Type 1 vs Type 2 Errors
The scientists and the risk managers are effectively testing the same hypotheses against the same datasets, but when we move from the scientific method to risk management, the null and the alternative hypotheses swap. For the scientist, the null is inaction and the alternative is action. For risk managers it is the reverse. The scientist needed proof that it was contagious to act, whereas the risk manager needed proof that it wasn’t contagious to stop acting.
In Science, it is worse to believe something that isn’t true (Type 1 error) than it is to not believe something that is true (Type 2 error) as anything built on falsity will eventually collapse, while the truth may yet be discovered another day. The same logic applies to criminal trials with the defendant’s presumption of innocence until proven guilty (in liberal societies at least).

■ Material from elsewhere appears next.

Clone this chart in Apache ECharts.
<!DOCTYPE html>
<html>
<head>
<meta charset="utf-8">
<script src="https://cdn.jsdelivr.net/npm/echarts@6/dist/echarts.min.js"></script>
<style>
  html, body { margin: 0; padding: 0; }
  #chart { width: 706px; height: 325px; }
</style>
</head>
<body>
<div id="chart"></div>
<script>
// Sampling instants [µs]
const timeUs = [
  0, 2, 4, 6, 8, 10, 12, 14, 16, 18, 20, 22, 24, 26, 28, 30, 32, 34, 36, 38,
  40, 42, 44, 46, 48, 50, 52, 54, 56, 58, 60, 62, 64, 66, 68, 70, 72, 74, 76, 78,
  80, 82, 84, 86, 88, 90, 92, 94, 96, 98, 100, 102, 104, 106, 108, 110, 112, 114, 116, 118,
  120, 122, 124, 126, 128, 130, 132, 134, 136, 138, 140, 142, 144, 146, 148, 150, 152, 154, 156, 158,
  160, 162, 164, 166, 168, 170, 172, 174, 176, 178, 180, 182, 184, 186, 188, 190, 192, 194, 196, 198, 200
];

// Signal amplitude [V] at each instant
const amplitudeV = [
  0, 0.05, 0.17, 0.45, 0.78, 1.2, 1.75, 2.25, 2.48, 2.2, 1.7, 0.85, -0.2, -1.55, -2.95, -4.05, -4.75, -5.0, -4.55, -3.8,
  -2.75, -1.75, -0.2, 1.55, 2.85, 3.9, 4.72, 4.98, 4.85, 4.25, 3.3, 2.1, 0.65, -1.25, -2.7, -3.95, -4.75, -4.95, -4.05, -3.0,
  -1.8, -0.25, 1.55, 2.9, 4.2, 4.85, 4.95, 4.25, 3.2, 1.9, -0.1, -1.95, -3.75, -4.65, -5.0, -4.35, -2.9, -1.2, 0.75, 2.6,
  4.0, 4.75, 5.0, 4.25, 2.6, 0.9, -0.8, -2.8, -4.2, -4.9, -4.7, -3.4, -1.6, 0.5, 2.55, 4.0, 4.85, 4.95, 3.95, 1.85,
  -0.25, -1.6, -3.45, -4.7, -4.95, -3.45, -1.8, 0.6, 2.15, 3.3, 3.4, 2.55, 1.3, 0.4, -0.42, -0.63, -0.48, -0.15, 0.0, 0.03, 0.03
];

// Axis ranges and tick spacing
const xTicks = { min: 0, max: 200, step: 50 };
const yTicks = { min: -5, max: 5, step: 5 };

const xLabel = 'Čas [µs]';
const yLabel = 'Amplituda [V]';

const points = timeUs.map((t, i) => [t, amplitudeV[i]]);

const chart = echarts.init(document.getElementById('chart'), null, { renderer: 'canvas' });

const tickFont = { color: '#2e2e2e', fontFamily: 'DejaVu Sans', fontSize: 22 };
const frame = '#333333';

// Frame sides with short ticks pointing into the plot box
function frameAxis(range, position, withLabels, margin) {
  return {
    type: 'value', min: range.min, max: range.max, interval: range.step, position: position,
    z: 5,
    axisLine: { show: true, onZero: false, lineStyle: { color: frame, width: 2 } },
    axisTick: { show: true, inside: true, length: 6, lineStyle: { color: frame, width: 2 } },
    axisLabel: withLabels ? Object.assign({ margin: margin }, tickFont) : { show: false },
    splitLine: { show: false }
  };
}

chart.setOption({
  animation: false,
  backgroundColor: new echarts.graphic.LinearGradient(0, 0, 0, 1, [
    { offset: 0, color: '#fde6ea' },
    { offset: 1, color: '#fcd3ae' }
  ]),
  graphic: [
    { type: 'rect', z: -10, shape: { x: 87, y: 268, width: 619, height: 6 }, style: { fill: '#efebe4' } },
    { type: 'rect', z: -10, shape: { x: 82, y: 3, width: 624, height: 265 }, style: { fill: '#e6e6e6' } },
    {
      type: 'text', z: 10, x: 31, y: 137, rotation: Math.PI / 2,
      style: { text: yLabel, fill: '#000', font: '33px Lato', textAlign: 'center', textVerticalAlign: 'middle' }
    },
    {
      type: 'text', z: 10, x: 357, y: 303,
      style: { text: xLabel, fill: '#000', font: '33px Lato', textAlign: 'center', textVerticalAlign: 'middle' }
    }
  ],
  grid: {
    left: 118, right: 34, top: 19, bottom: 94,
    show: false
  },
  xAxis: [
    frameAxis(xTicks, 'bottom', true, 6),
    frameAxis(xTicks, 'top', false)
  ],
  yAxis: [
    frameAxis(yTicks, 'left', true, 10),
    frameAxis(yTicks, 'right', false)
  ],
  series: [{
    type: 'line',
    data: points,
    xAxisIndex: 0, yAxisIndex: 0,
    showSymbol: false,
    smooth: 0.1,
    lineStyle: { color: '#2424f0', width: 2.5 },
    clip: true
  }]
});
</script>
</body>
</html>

In a pandemic however, the asymmetry in the errors flips. When the thing in question is a threat (a pathogen, wild animal, or storm) then the greater risk is in the Type 2 error: doing too little too late, not too much too soon. If it is possible that something very bad could happen, then you must prepare for that scenario, even if it is only a possibility. Over-protect yourself and you have wasted some resources; under-protect yourself and you die.

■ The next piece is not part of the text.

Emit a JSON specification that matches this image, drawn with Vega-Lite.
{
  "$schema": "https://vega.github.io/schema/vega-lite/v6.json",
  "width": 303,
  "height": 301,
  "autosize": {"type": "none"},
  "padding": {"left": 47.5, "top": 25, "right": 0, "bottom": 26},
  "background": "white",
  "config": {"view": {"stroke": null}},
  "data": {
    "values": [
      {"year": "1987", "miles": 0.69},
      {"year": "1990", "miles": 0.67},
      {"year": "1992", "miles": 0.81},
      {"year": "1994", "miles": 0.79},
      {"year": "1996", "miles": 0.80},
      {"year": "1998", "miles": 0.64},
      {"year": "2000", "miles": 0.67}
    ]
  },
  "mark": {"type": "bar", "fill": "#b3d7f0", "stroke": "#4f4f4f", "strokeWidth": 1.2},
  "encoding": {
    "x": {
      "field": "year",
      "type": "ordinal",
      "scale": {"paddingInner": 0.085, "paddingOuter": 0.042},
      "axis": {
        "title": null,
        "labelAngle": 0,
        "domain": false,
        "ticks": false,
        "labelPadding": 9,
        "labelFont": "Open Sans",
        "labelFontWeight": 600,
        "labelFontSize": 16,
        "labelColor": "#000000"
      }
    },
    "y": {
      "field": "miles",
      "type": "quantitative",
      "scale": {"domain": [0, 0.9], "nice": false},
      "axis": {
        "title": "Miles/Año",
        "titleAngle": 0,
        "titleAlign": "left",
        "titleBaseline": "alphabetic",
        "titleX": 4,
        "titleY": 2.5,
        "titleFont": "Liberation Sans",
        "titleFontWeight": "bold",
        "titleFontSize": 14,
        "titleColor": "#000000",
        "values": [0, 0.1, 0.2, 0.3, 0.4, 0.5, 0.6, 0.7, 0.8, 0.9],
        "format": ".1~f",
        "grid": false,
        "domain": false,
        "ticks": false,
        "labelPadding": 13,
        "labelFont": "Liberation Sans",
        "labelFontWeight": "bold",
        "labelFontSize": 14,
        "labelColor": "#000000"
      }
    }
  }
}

We know this already, which is why we put our seatbelts on before we start the car, install fire-doors during the building’s construction, and save funds for a rainy day. We don’t know whether the bad thing will happen, but we protect ourselves in advance, just in case. These are all forms of risk management, and they are so common and so deeply engrained in our culture that we hardly think about them anymore.

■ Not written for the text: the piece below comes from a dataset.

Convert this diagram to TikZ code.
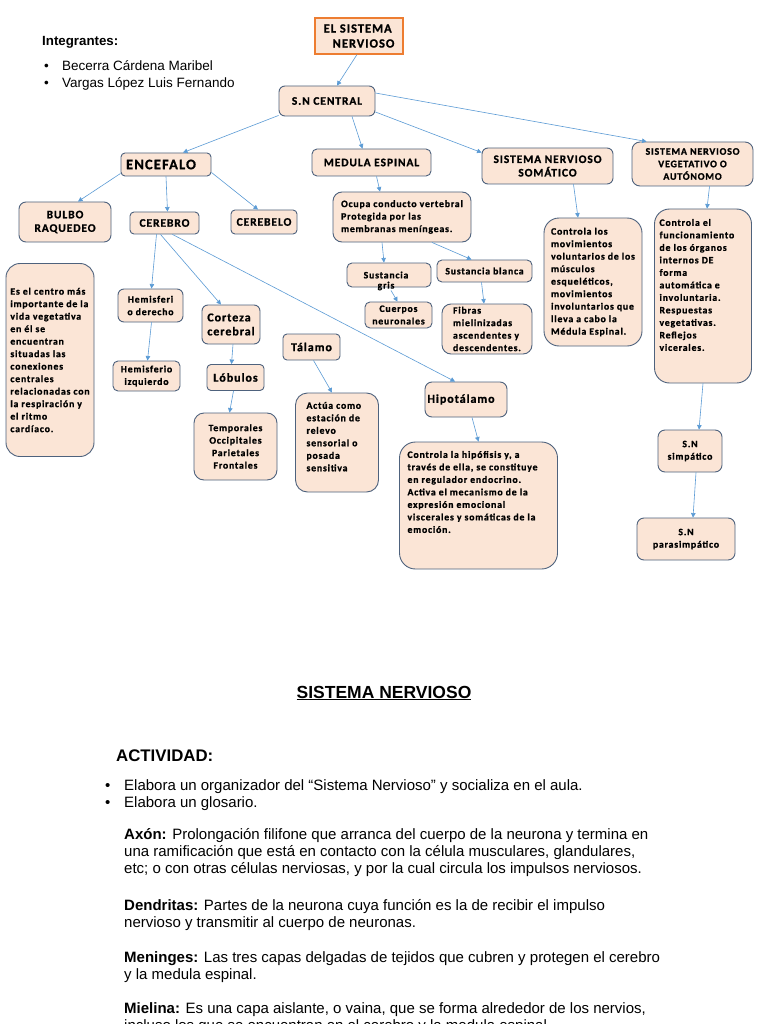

And yet the ‘scientific’ approach to epidemic control ignores this logic. The scientific method can’t deal with contingencies – that’s not what it’s designed to do. Science’s purpose is to know what can know for sure, but in a crisis, this need for certainty can yield the worst possible outcome: overlooking risks until it is too late to do anything about them.
Conclusion
The WHO’s mistakes in the early stages of the outbreak perfectly demonstrate both the failure the scientific method in a crisis, and the superiority of risk management (aka decision making under uncertainty) in volatile, uncertain, and dangerous environments. It also shows us what could have been, and how we could do better next time.
The WHO’s reluctant admission of human-to-human transmission on the 22nd of January was met with a flurry of border control policies, all over the world. This demonstrates the significance of the announcement and it also shows us that the nations of the world were paying attention to it. Had the risk managers been in charge, they would have recognised the problem sooner, the world would have responded sooner and more forcefully too, and health outcomes would have been better for everyone. Instead, the WHO tried to do science and… well, the rest is history.
Sadly, this faulty approach is so pervasive among the scientists in the WHO, that they made the same mistake when delaying the declaration of a PHEIC in January 2020, and again in the official declaration of a pandemic in March 2020. Too slow, too late, again and again. We simply cannot solve the problem of pandemics with this thinking. On the contrary, it will sleep walk us into one catastrophe after another.
If we are to protect humanity from PPPs – whether naturally occurring, lab leaks, engineered, bioweapons, bioterrorism, or any other – a wholesale change in philosophy will be required. We must let go of our implicit assumption that science is omnipotent and scientists infallible, or that the solution to pandemics can be found in a novel compound or a new piece of technology. Instead, we must recognise and embrace the inherent uncertainty of these problems, and with it, the philosophy of risk and the practice of risk management.